>> BEGIN Material for this task
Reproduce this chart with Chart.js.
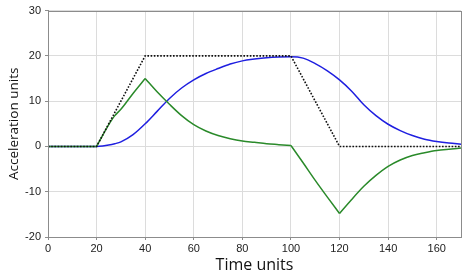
<!DOCTYPE html>
<html>
<head>
<meta charset="utf-8">
<script src="https://cdn.jsdelivr.net/npm/chart.js@4.4.1/dist/chart.umd.min.js"></script>
<style>
  html, body { margin: 0; padding: 0; background: #ffffff; }
  #wrap { width: 474px; height: 279px; }
</style>
</head>
<body>
<div id="wrap"><canvas id="chart" width="474" height="279"></canvas></div>
<script>
// input (dotted) trapezoid
const inputTimes = [0, 20, 40, 100, 120, 170];
const inputValues = [0, 0, 20, 20, 0, 0];

// shared sample times for the two response curves
const times = [0, 5, 10, 15, 20, 22.5, 25, 27.5, 30, 35, 40, 45, 50, 55, 60, 65, 70, 75, 80, 85, 90, 95, 100,
  105, 110, 115, 120, 125, 130, 135, 140, 145, 150, 155, 160, 165, 170];

// blue: lagged response
const blueValues = [0, 0, 0, 0, 0, 0.1, 0.3, 0.6, 1.0, 2.6, 5.0, 7.8, 10.6, 12.9, 14.7, 16.1, 17.2, 18.2, 18.9, 19.3, 19.6, 19.75, 19.8,
  19.5, 18.3, 16.7, 14.7, 12.2, 9.2, 6.8, 4.9, 3.5, 2.4, 1.6, 1.1, 0.75, 0.5];

// green: difference
const greenValues = [0, 0, 0, 0, 0, 2.45, 4.8, 6.8, 8.2, 11.7, 15.0, 12.0, 9.3, 6.8, 4.8, 3.4, 2.4, 1.7, 1.2, 0.9, 0.6, 0.4, 0.2,
  -3.6, -7.5, -11.2, -14.8, -11.7, -8.8, -6.4, -4.4, -3.0, -2.0, -1.4, -0.9, -0.6, -0.35];

// corners of the green curve (indexes into times) so each piece is smoothed on its own
const greenBreaks = [0, 4, 10, 22, 26, 36];

const xTicks = [0, 20, 40, 60, 80, 100, 120, 140, 160];

const BLUE = '#1f1fe0';
const GREEN = '#2a8a2a';

function points(xs, ys) {
  return xs.map((x, i) => ({ x, y: ys[i] }));
}

function greenPieces() {
  const pieces = [];
  for (let i = 0; i < greenBreaks.length - 1; i++) {
    const from = greenBreaks[i];
    const to = greenBreaks[i + 1];
    pieces.push({
      data: points(times.slice(from, to + 1), greenValues.slice(from, to + 1)),
      borderColor: GREEN,
      borderWidth: 1.5,
      pointRadius: 0,
      cubicInterpolationMode: 'monotone',
      order: 2,
    });
  }
  return pieces;
}

const frame = {
  id: 'frame',
  afterDatasetsDraw(chart) {
    const { ctx, chartArea } = chart;
    ctx.save();
    ctx.strokeStyle = '#8c8c8c';
    ctx.lineWidth = 1;
    ctx.strokeRect(Math.round(chartArea.left) + 0.5, Math.round(chartArea.top) + 0.5,
      Math.round(chartArea.right - chartArea.left), Math.round(chartArea.bottom - chartArea.top));
    ctx.restore();
  },
};

new Chart(document.getElementById('chart'), {
  type: 'line',
  data: {
    datasets: [
      {
        data: points(inputTimes, inputValues),
        borderColor: '#111111',
        borderWidth: 1.6,
        borderDash: [1.6, 1.6],
        pointRadius: 0,
        tension: 0,
        order: 1,
      },
      {
        data: points(times, blueValues),
        borderColor: BLUE,
        borderWidth: 1.5,
        pointRadius: 0,
        cubicInterpolationMode: 'monotone',
        order: 3,
      },
      ...greenPieces(),
    ],
  },
  plugins: [frame],
  options: {
    responsive: false,
    animation: false,
    layout: { padding: { top: 8, right: 13, left: 6, bottom: 4 } },
    plugins: {
      legend: { display: false },
      tooltip: { enabled: false },
    },
    scales: {
      x: {
        type: 'linear',
        min: 0,
        max: 170,
        afterBuildTicks(scale) {
          scale.ticks = xTicks.map((value) => ({ value }));
        },
        afterFit(scale) {
          scale.height = 38;
        },
        grid: { color: '#dcdcdc', tickLength: 3, tickColor: '#8c8c8c' },
        border: { color: '#8c8c8c' },
        ticks: {
          color: '#222222',
          font: { family: 'Liberation Sans', size: 11 },
          padding: 2,
          maxRotation: 0,
        },
        title: {
          display: true,
          text: 'Time units',
          color: '#111111',
          font: { family: 'Open Sans', size: 16 },
          padding: { top: 0, bottom: 0 },
        },
      },
      y: {
        min: -20,
        max: 30,
        afterFit(scale) {
          scale.width = 42;
        },
        grid: { color: '#dcdcdc', tickLength: 3, tickColor: '#8c8c8c' },
        border: { color: '#8c8c8c' },
        ticks: {
          stepSize: 10,
          color: '#222222',
          font: { family: 'Liberation Sans', size: 11 },
          padding: 4,
        },
        title: {
          display: true,
          text: 'Acceleration units',
          color: '#111111',
          font: { family: 'Open Sans', size: 13.5 },
          padding: { top: 0, bottom: 2 },
        },
      },
    },
  },
});
</script>
</body>
</html>
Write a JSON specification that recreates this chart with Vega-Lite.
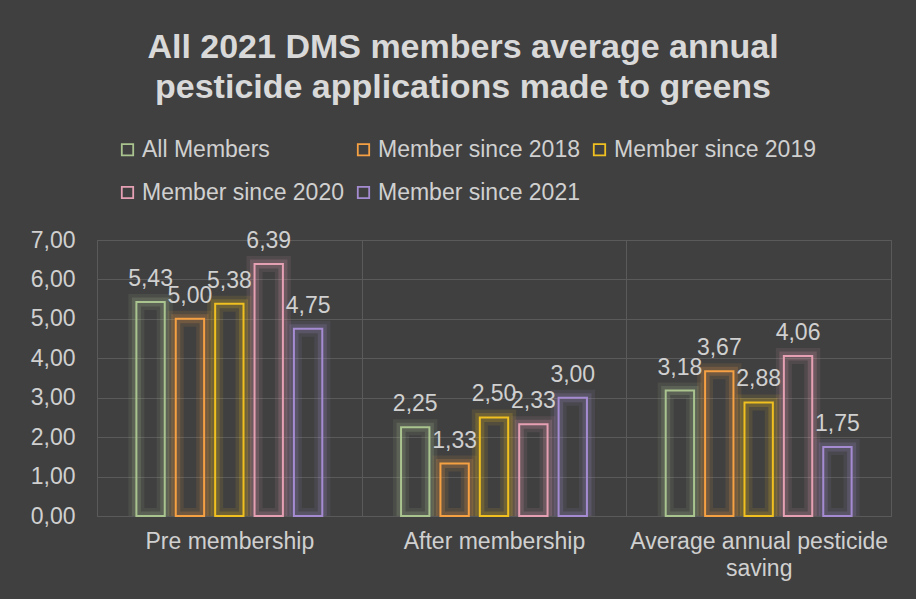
{
  "$schema": "https://vega.github.io/schema/vega-lite/v6.json",
  "width": 794,
  "height": 276,
  "autosize": {"type": "none"},
  "padding": {"left": 97, "top": 240, "right": 25, "bottom": 83},
  "background": "#404040",
  "title": {
    "text": ["All 2021 DMS members average annual", "pesticide applications made to greens"],
    "font": "Liberation Sans",
    "fontSize": 34,
    "fontWeight": "bold",
    "color": "#D9D9D9",
    "anchor": "middle",
    "dx": -31,
    "lineHeight": 40,
    "offset": 33
  },
  "config": {
    "locale": {"number": {"decimal": ",", "thousands": ".", "grouping": [3], "currency": ["", " €"]}},
    "font": "Liberation Sans",
    "view": {"stroke": "#5A5A5A", "strokeWidth": 1},
    "legend": {
      "orient": "none",
      "legendX": 19,
      "legendY": -102,
      "direction": "horizontal",
      "columns": 3,
      "padding": 0,
      "labelFontSize": 23,
      "labelColor": "#D0D0D0",
      "labelFont": "Liberation Sans",
      "symbolType": "square",
      "symbolSize": 130,
      "symbolStrokeWidth": 1.8,
      "symbolOpacity": 1,
      "columnPadding": 8,
      "rowPadding": 19,
      "labelOffset": 3,
      "labelLimit": 400
    }
  },
  "data": {
    "values": [
      {"phase": "Pre membership", "group": "All Members", "value": 5.43},
      {"phase": "Pre membership", "group": "Member since 2018", "value": 5.00},
      {"phase": "Pre membership", "group": "Member since 2019", "value": 5.38},
      {"phase": "Pre membership", "group": "Member since 2020", "value": 6.39},
      {"phase": "Pre membership", "group": "Member since 2021", "value": 4.75},
      {"phase": "After membership", "group": "All Members", "value": 2.25},
      {"phase": "After membership", "group": "Member since 2018", "value": 1.33},
      {"phase": "After membership", "group": "Member since 2019", "value": 2.50},
      {"phase": "After membership", "group": "Member since 2020", "value": 2.33},
      {"phase": "After membership", "group": "Member since 2021", "value": 3.00},
      {"phase": "Average annual pesticide saving", "group": "All Members", "value": 3.18},
      {"phase": "Average annual pesticide saving", "group": "Member since 2018", "value": 3.67},
      {"phase": "Average annual pesticide saving", "group": "Member since 2019", "value": 2.88},
      {"phase": "Average annual pesticide saving", "group": "Member since 2020", "value": 4.06},
      {"phase": "Average annual pesticide saving", "group": "Member since 2021", "value": 1.75}
    ]
  },
  "encoding": {
    "x": {
      "field": "phase",
      "type": "nominal",
      "sort": ["Pre membership", "After membership", "Average annual pesticide saving"],
      "scale": {"paddingInner": 0, "paddingOuter": 0},
      "axis": {
        "title": null,
        "labelAngle": 0,
        "labelFontSize": 23,
        "labelColor": "#D0D0D0",
        "labelPadding": 14,
        "labelLineHeight": 27,
        "labelLimit": 400,
        "labelExpr": "datum.label == 'Average annual pesticide saving' ? ['Average annual pesticide', 'saving'] : datum.label",
        "ticks": false,
        "domain": false,
        "grid": true,
        "tickBand": "extent",
        "gridColor": "#5A5A5A",
        "gridWidth": 1
      }
    },
    "xOffset": {
      "field": "group",
      "type": "nominal",
      "sort": ["All Members", "Member since 2018", "Member since 2019", "Member since 2020", "Member since 2021"],
      "scale": {"paddingInner": 0.28, "paddingOuter": 1.2}
    },
    "y": {
      "field": "value",
      "type": "quantitative",
      "scale": {"domain": [0, 7]},
      "axis": {
        "title": null,
        "format": ".2f",
        "values": [0, 1, 2, 3, 4, 5, 6, 7],
        "labelOverlap": false,
        "labelFontSize": 23,
        "labelColor": "#D0D0D0",
        "labelPadding": 22,
        "ticks": false,
        "domain": false,
        "gridColor": "#5A5A5A",
        "gridWidth": 1
      }
    },
    "color": {
      "field": "group",
      "type": "nominal",
      "sort": ["All Members", "Member since 2018", "Member since 2019", "Member since 2020", "Member since 2021"],
      "scale": {
        "domain": ["All Members", "Member since 2018", "Member since 2019", "Member since 2020", "Member since 2021"],
        "range": ["#A9C48F", "#F5A043", "#F0C020", "#E6A0B4", "#A58CD2"]
      },
      "legend": {"title": null}
    }
  },
  "layer": [
    {"mark": {"type": "bar", "filled": false, "strokeWidth": 16, "opacity": 0.1, "clip": true}},
    {"mark": {"type": "bar", "filled": false, "strokeWidth": 9, "opacity": 0.18, "clip": true}},
    {"mark": {"type": "bar", "filled": false, "strokeWidth": 2}},
    {
      "mark": {"type": "text", "baseline": "alphabetic", "dy": -16, "fontSize": 23, "color": "#D0D0D0"},
      "encoding": {
        "text": {"field": "value", "type": "quantitative", "format": ".2f"},
        "color": {"value": "#D0D0D0"}
      }
    }
  ]
}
>> END Material for this task
** The request **
Extract the lines exactly, please: the first line of the listing, the line with "const inputValues = [0, 0, 20, 20, 0, 0];", and every line between them, but no pictures.

** Answer in full **
Reproduce this chart with Chart.js.
<!DOCTYPE html>
<html>
<head>
<meta charset="utf-8">
<script src="https://cdn.jsdelivr.net/npm/chart.js@4.4.1/dist/chart.umd.min.js"></script>
<style>
  html, body { margin: 0; padding: 0; background: #ffffff; }
  #wrap { width: 474px; height: 279px; }
</style>
</head>
<body>
<div id="wrap"><canvas id="chart" width="474" height="279"></canvas></div>
<script>
// input (dotted) trapezoid
const inputTimes = [0, 20, 40, 100, 120, 170];
const inputValues = [0, 0, 20, 20, 0, 0];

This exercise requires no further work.